Charts and diagrams as code:
* Begin *

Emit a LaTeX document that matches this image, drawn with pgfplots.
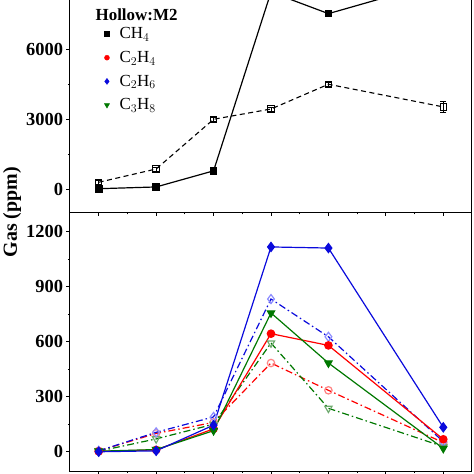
\documentclass[border=0pt]{standalone}
\usepackage{fontspec}
\setmainfont{Liberation Serif}
\usepackage{pgfplots}
\pgfplotsset{compat=1.18}
\definecolor{cred}{RGB}{255,0,0}
\definecolor{cblue}{RGB}{10,10,220}
\definecolor{cgreen}{RGB}{0,120,0}
\definecolor{lblue}{RGB}{140,140,255}
\definecolor{lred}{RGB}{255,130,130}
\definecolor{lgreen}{RGB}{110,170,110}
\pgfplotsset{myax/.style={width=402bp, scale only axis, xmin=0.5, xmax=7.5,
  xtick={1,...,7}, minor x tick num=1, xticklabels={},
  tick align=outside, major tick length=3.5bp, minor tick length=2bp,
  axis line style={line width=1bp}, tick style={line width=0.9bp, black},
  yticklabel style={font=\fontsize{18.5}{18.5}\selectfont\bfseries},
  /pgf/number format/assume math mode=true,
  /pgf/number format/set thousands separator={}},
  sol/.style={line width=1.2bp, forget plot},
  dd/.style={line width=1.2bp, dash pattern=on 7bp off 3bp on 1.5bp off 3bp, forget plot}}
\begin{document}
\begin{tikzpicture}
% bottom panel
\begin{axis}[myax, at={(0,0)}, anchor=south west, height=258.7bp,
  ymin=-105, ymax=1306, ytick={0,300,600,900,1200}, minor y tick num=1,
  xtick pos=bottom, ytick pos=left]
\addplot[dd, cred, mark=o, mark size=3.7bp, mark options={solid, draw=lred, fill=white}] coordinates {(1,5)(2,100)(3,160)(4,484)(5,335)(7,50)};
\addplot[dd, cgreen, mark=triangle, mark size=4.2bp, mark options={solid, rotate=180, draw=lgreen, fill=white}] coordinates {(1,3)(2,70)(3,150)(4,593)(5,237)(7,28)};
\addplot[dd, cblue, mark=diamond, mark size=4.5bp, mark options={solid, draw=lblue, fill=white}] coordinates {(1,5)(2,106)(3,190)(4,833)(5,627)(7,55)};
\addplot[sol, cred, mark=*, mark size=3.7bp] coordinates {(1,2)(2,10)(3,125)(4,644)(5,580)(7,68)};
\addplot[sol, cgreen, mark=triangle*, mark size=4.2bp, mark options={rotate=180}] coordinates {(1,3)(2,12)(3,115)(4,757)(5,484)(7,18)};
\addplot[sol, cblue, mark=diamond*, mark size=4.5bp] coordinates {(1,0)(2,5)(3,145)(4,1117)(5,1111)(7,133)};
\end{axis}
% top panel
\begin{axis}[myax, at={(0,258.7bp)}, anchor=south west, height=212.3bp,
  ymin=-986, ymax=8111, ytick={0,3000,6000}, minor y tick num=1,
  axis x line*=bottom, axis y line*=box, xtick pos=bottom, ytick pos=left,
  legend style={at={(rel axis cs:0.085,0.88)}, anchor=north west, draw=none, fill=none,
    font=\fontsize{17}{17}\selectfont, row sep=7bp, inner sep=0pt,
    /tikz/every odd column/.append style={column sep=8bp}},
  legend cell align=left]
\addplot[line width=1.1bp, black, dash pattern=on 5bp off 3.5bp, mark=square, mark size=3.2bp,
  mark options={solid, fill=white}, forget plot,
  error bars/.cd, y dir=both, y explicit, error bar style={solid, line width=0.8bp}]
  coordinates {(1,300)+-(0,100)(2,870)+-(0,90)(3,3000)+-(0,80)(4,3440)+-(0,90)(5,4500)+-(0,70)(7,3530)+-(0,240)};
\addplot[sol, black, mark=square*, mark size=3.2bp] coordinates {(1,25)(2,100)(3,790)(4,8450)(5,7526)(7,8930)};
\addlegendimage{only marks, black, mark=square*, mark size=2.5bp}
\addlegendentry{CH$_4$}
\addlegendimage{only marks, cred, mark=*, mark size=2.5bp}
\addlegendentry{C$_2$H$_4$}
\addlegendimage{only marks, cblue, mark=diamond*, mark size=3bp}
\addlegendentry{C$_2$H$_6$}
\addlegendimage{only marks, cgreen, mark=triangle*, mark size=3bp, mark options={rotate=180}}
\addlegendentry{C$_3$H$_8$}
\node[anchor=west, font=\fontsize{17}{17}\selectfont\bfseries] at (rel axis cs:0.055,0.93) {Hollow:M2};
\end{axis}
\node[rotate=90, font=\fontsize{20}{20}\selectfont\bfseries] at (-58bp,258.7bp) {Gas (ppm)};
\pgfresetboundingbox
\useasboundingbox (-70bp,-3bp) rectangle (404bp,471bp);
\end{tikzpicture}
\end{document}
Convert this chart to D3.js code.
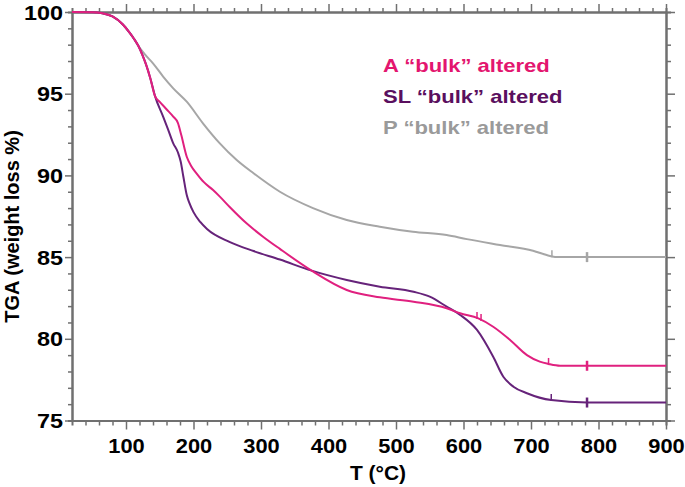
<!DOCTYPE html>
<html><head><meta charset="utf-8">
<script src="https://cdn.jsdelivr.net/npm/d3@7/dist/d3.min.js"></script>
<style>body{margin:0;background:#fff}svg{display:block}</style>
</head><body>
<svg id="c" width="685" height="487"></svg>
<script>
// ---- data ----
const xTicks = [100, 200, 300, 400, 500, 600, 700, 800, 900];
const yTicks = [75, 80, 85, 90, 95, 100];
const seriesNames = ["A \u201cbulk\u201d altered", "SL \u201cbulk\u201d altered", "P \u201cbulk\u201d altered"];

const aTemp   = [20, 50, 65, 80, 95, 105, 112, 118, 125, 130, 136, 143, 150, 160, 170, 177, 182, 190, 197, 205, 215, 229, 239, 254, 279, 303, 328, 375, 427, 476, 526, 575, 595, 622, 644, 669, 694, 713, 726, 743, 783, 900];
const aWeight = [100, 99.99, 99.93, 99.73, 99.25, 98.75, 98.35, 97.95, 97.3, 96.75, 95.95, 94.85, 94.5, 94.05, 93.6, 93.2, 92.45, 91.14, 90.55, 90.1, 89.6, 89.1, 88.7, 88.05, 87.05, 86.25, 85.5, 84.17, 82.99, 82.54, 82.27, 81.87, 81.56, 81.25, 80.74, 79.93, 79.0, 78.6, 78.46, 78.35, 78.35, 78.35];

const slTemp   = [20, 50, 65, 80, 95, 105, 112, 118, 125, 130, 136, 143, 155, 162, 170, 177, 181, 185, 190, 194, 200, 210, 220, 254, 289, 328, 375, 427, 476, 526, 550, 575, 595, 620, 644, 659, 674, 694, 730, 783, 900];
const slWeight = [100, 99.99, 99.93, 99.73, 99.25, 98.75, 98.35, 97.95, 97.3, 96.75, 95.95, 94.85, 93.6, 92.85, 91.96, 91.4, 90.85, 89.92, 88.8, 88.3, 87.75, 87.15, 86.72, 85.92, 85.37, 84.85, 84.17, 83.6, 83.19, 82.88, 82.58, 81.97, 81.46, 80.54, 78.9, 77.68, 77.07, 76.67, 76.25, 76.1, 76.1];

const pTemp   = [20, 50, 65, 80, 95, 105, 112, 118, 128, 140, 155, 170, 190, 214, 239, 264, 289, 328, 377, 427, 476, 525, 575, 605, 654, 703, 728, 740, 783, 900];
const pWeight = [100, 99.99, 99.93, 99.73, 99.25, 98.75, 98.35, 97.95, 97.4, 96.86, 96.05, 95.33, 94.51, 93.19, 91.96, 90.94, 90.13, 89.0, 88.0, 87.27, 86.86, 86.55, 86.35, 86.1, 85.74, 85.39, 85.07, 85.0, 85.0, 85.0];

const aMarks  = [620, 626, 726, 783];
const slMarks = [730, 783];
const pMarks  = [731, 783];

// ---- chart ----
const W = 685, H = 487;
const m = {l: 72, r: 19, t: 12, b: 66.5};
const svg = d3.select("#c");
const x = d3.scaleLinear().domain([20, 900]).range([m.l, W - m.r]);
const y = d3.scaleLinear().domain([75, 100]).range([H - m.b, m.t]);
const axisColor = "#707070";
const font = "'Liberation Sans', Arial, Helvetica, sans-serif";

const xMinor = d3.range(40, 901, 20).filter(v => !xTicks.includes(v));
const yMinor = d3.range(76, 100, 1).filter(v => !yTicks.includes(v));

function styleAxis(g) {
  g.select(".domain").attr("stroke", axisColor).attr("stroke-width", 2);
  g.selectAll(".tick line").attr("stroke", axisColor).attr("stroke-width", 1.5);
}
function stretch(sel, f) {
  sel.each(function () {
    const L = this.getComputedTextLength();
    this.setAttribute("textLength", L * f);
    this.setAttribute("lengthAdjust", "spacingAndGlyphs");
  });
}

// bottom
svg.append("g").attr("transform", `translate(0,${y(75)})`)
  .call(d3.axisBottom(x).tickValues(xMinor).tickSize(5).tickFormat("")).call(styleAxis);
const gb = svg.append("g").attr("transform", `translate(0,${y(75)})`)
  .call(d3.axisBottom(x).tickValues(xTicks).tickSizeInner(9).tickSizeOuter(0).tickFormat(d3.format("d"))).call(styleAxis);
gb.selectAll("text").attr("y", 32.5).attr("dy", 0).attr("fill", "#000")
  .style("font", `bold 19.5px ${font}`);
stretch(gb.selectAll("text"), 1.12);

// top
svg.append("g").attr("transform", `translate(0,${y(100)})`)
  .call(d3.axisTop(x).tickValues(xMinor).tickSize(4).tickFormat("")).call(styleAxis);
svg.append("g").attr("transform", `translate(0,${y(100)})`)
  .call(d3.axisTop(x).tickValues(xTicks).tickSizeInner(8).tickSizeOuter(0).tickFormat("")).call(styleAxis);

// left
svg.append("g").attr("transform", `translate(${x(20)},0)`)
  .call(d3.axisLeft(y).tickValues(yMinor).tickSize(4).tickFormat("")).call(styleAxis);
const gl = svg.append("g").attr("transform", `translate(${x(20)},0)`)
  .call(d3.axisLeft(y).tickValues(yTicks).tickSizeInner(7).tickSizeOuter(0).tickFormat(d3.format("d"))).call(styleAxis);
gl.selectAll("text").attr("x", -9).attr("dy", "0.36em").attr("fill", "#000")
  .style("font", `bold 19.5px ${font}`);
stretch(gl.selectAll("text"), 1.2);

// right
svg.append("g").attr("transform", `translate(${x(900)},0)`)
  .call(d3.axisRight(y).tickValues(yMinor).tickSize(5).tickFormat("")).call(styleAxis);
svg.append("g").attr("transform", `translate(${x(900)},0)`)
  .call(d3.axisRight(y).tickValues(yTicks).tickSizeInner(9).tickSizeOuter(0).tickFormat("")).call(styleAxis);

// lines
const series = [
  {t: pTemp, v: pWeight, c: "#a6a6a6", marks: pMarks},
  {t: slTemp, v: slWeight, c: "#66237a", marks: slMarks},
  {t: aTemp, v: aWeight, c: "#e0207f", marks: aMarks}
];
const line = d3.line().curve(d3.curveMonotoneX);
series.forEach(s => {
  const pts = s.t.map((t, i) => [x(t), y(s.v[i])]);
  svg.append("path").attr("d", line(pts)).attr("fill", "none")
    .attr("stroke", s.c).attr("stroke-width", 2).attr("stroke-linejoin", "round");
  const interp = d3.scaleLinear().domain(s.t).range(s.v);
  s.marks.forEach(t => {
    const big = t === 783;
    const cy = y(interp(t));
    svg.append("line").attr("x1", x(t)).attr("x2", x(t))
      .attr("y1", cy - (big ? 5 : 6)).attr("y2", cy + (big ? 5 : 1))
      .attr("stroke", s.c).attr("stroke-width", big ? 2.5 : 1.5);
  });
});

// legend
const legColors = ["#e3166f", "#5a0f5e", "#9a9a9a"];
const leg = svg.append("g");
seriesNames.forEach((n, i) => {
  const t = leg.append("text").attr("x", 383).attr("y", 72 + i * 31)
    .attr("fill", legColors[i]).style("font", `bold 18.5px ${font}`).text(n);
  stretch(t, 1.19);
});

// axis titles
svg.append("text").attr("x", 378).attr("y", 480).attr("text-anchor", "middle")
  .style("font", `bold 21px ${font}`).attr("fill", "#000").text("T (\u00b0C)");
svg.append("text").attr("transform", "translate(18.5,226.5) rotate(-90)").attr("text-anchor", "middle")
  .style("font", `bold 20px ${font}`).attr("fill", "#000").text("TGA (weight loss %)");
</script>
</body></html>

* End *

PROMPT:
Copy exactly the material above from the line with "Convert this chart to D3.js code." to the line with "85.0, 85.0, 85.0];", ends included, and nothing else. Leave out any picture.

TASK ANSWER:
Convert this chart to D3.js code.
<!DOCTYPE html>
<html><head><meta charset="utf-8">
<script src="https://cdn.jsdelivr.net/npm/d3@7/dist/d3.min.js"></script>
<style>body{margin:0;background:#fff}svg{display:block}</style>
</head><body>
<svg id="c" width="685" height="487"></svg>
<script>
// ---- data ----
const xTicks = [100, 200, 300, 400, 500, 600, 700, 800, 900];
const yTicks = [75, 80, 85, 90, 95, 100];
const seriesNames = ["A \u201cbulk\u201d altered", "SL \u201cbulk\u201d altered", "P \u201cbulk\u201d altered"];

const aTemp   = [20, 50, 65, 80, 95, 105, 112, 118, 125, 130, 136, 143, 150, 160, 170, 177, 182, 190, 197, 205, 215, 229, 239, 254, 279, 303, 328, 375, 427, 476, 526, 575, 595, 622, 644, 669, 694, 713, 726, 743, 783, 900];
const aWeight = [100, 99.99, 99.93, 99.73, 99.25, 98.75, 98.35, 97.95, 97.3, 96.75, 95.95, 94.85, 94.5, 94.05, 93.6, 93.2, 92.45, 91.14, 90.55, 90.1, 89.6, 89.1, 88.7, 88.05, 87.05, 86.25, 85.5, 84.17, 82.99, 82.54, 82.27, 81.87, 81.56, 81.25, 80.74, 79.93, 79.0, 78.6, 78.46, 78.35, 78.35, 78.35];

const slTemp   = [20, 50, 65, 80, 95, 105, 112, 118, 125, 130, 136, 143, 155, 162, 170, 177, 181, 185, 190, 194, 200, 210, 220, 254, 289, 328, 375, 427, 476, 526, 550, 575, 595, 620, 644, 659, 674, 694, 730, 783, 900];
const slWeight = [100, 99.99, 99.93, 99.73, 99.25, 98.75, 98.35, 97.95, 97.3, 96.75, 95.95, 94.85, 93.6, 92.85, 91.96, 91.4, 90.85, 89.92, 88.8, 88.3, 87.75, 87.15, 86.72, 85.92, 85.37, 84.85, 84.17, 83.6, 83.19, 82.88, 82.58, 81.97, 81.46, 80.54, 78.9, 77.68, 77.07, 76.67, 76.25, 76.1, 76.1];

const pTemp   = [20, 50, 65, 80, 95, 105, 112, 118, 128, 140, 155, 170, 190, 214, 239, 264, 289, 328, 377, 427, 476, 525, 575, 605, 654, 703, 728, 740, 783, 900];
const pWeight = [100, 99.99, 99.93, 99.73, 99.25, 98.75, 98.35, 97.95, 97.4, 96.86, 96.05, 95.33, 94.51, 93.19, 91.96, 90.94, 90.13, 89.0, 88.0, 87.27, 86.86, 86.55, 86.35, 86.1, 85.74, 85.39, 85.07, 85.0, 85.0, 85.0];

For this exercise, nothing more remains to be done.